Magnetic declination (or variation) is the horizontal angle between magnetic north and true north. Magnetic inclination (or dip) is the vertical angle that the Earth's magnetic field makes with the horizontal plane. At the magnetic equator, the inclination is 0° (the field is horizontal), while at the magnetic poles, it's 90° (the field is vertical).
How often does the World Magnetic Model get updated?
The World Magnetic Model is typically updated every five years to account for changes in the Earth's magnetic field. However, if the magnetic field changes more rapidly than expected (as happened in 2019), an out-of-cycle update may be released. The model is a joint product of NOAA and the British Geological Survey.
Why does magnetic declination change over time?
Magnetic declination changes because the Earth's magnetic field is not static.

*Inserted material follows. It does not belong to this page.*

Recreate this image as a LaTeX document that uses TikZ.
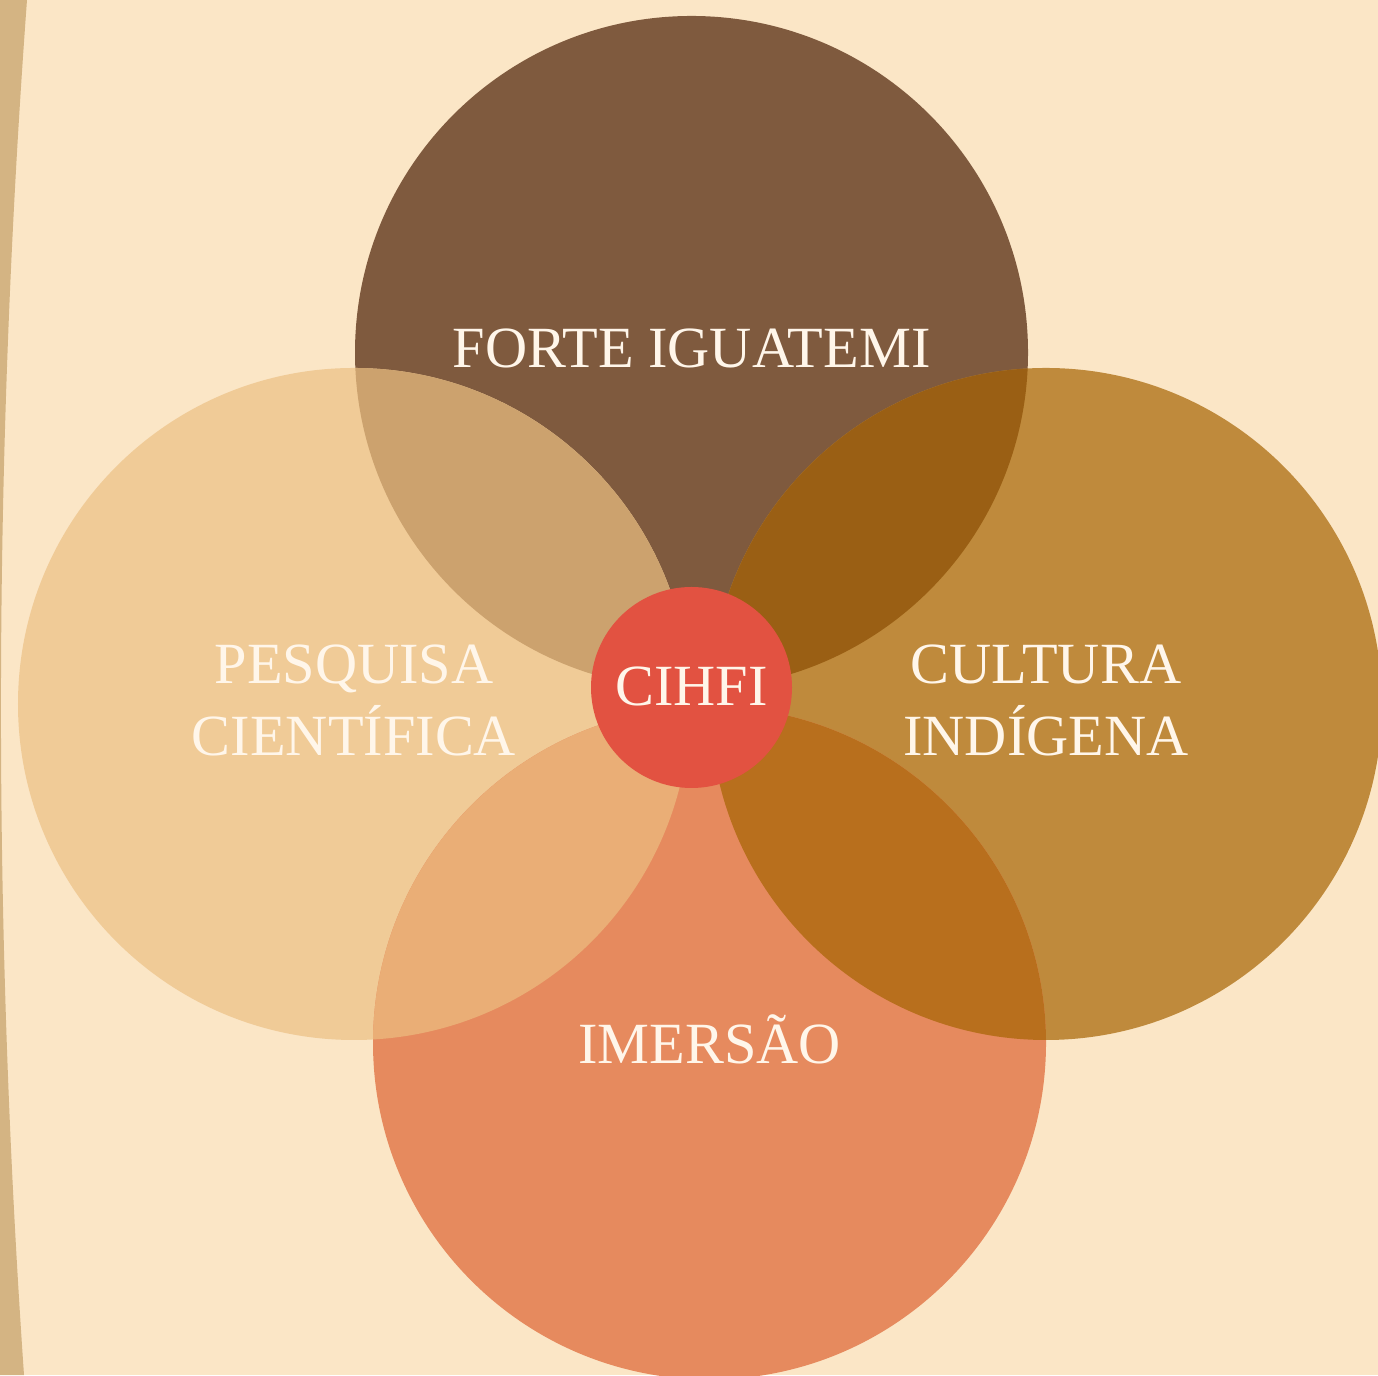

The molten iron and nickel in the Earth's outer core are in constant motion, creating electric currents that generate the magnetic field. These fluid motions are driven by heat from the inner core and the Earth's rotation, resulting in a dynamic magnetic field that evolves over time.
Can I use this calculator for aviation navigation?
While this calculator provides accurate magnetic declination values, aviation navigation requires additional considerations. Pilots must account for factors like aircraft magnetic deviation (caused by magnetic materials in the aircraft), compass errors, and the specific navigation systems used. For aviation purposes, always use official aeronautical charts and approved navigation tools.
What is an agonic line?
An agonic line is an imaginary line on the Earth's surface connecting points where the magnetic declination is zero (i.e., where magnetic north and true north coincide). These lines are not fixed and change over time as the Earth's magnetic field evolves. Currently, the main agonic line runs roughly from the North Pole through North America, across the Atlantic Ocean, through western Africa, and to the South Pole.
How do I adjust my compass for declination?
Most quality compasses have an adjustable declination feature. To set it: 1) Determine the current declination for your location, 2) Rotate the declination adjustment screw (usually on the side or back of the compass) until the scale indicates the correct declination value, 3) Verify the adjustment by checking that the orienting arrow aligns with the declination scale when the compass is set to a known bearing. Some compasses require you to manually add or subtract the declination when taking bearings.
What is the difference between isogonic and agonic lines?
Isogonic lines (also called isogonal lines) are lines connecting points of equal magnetic declination. Agonic lines are a special case of isogonic lines where the declination is zero. While isogonic lines show the pattern of declination across a region, agonic lines specifically mark where true north and magnetic north align.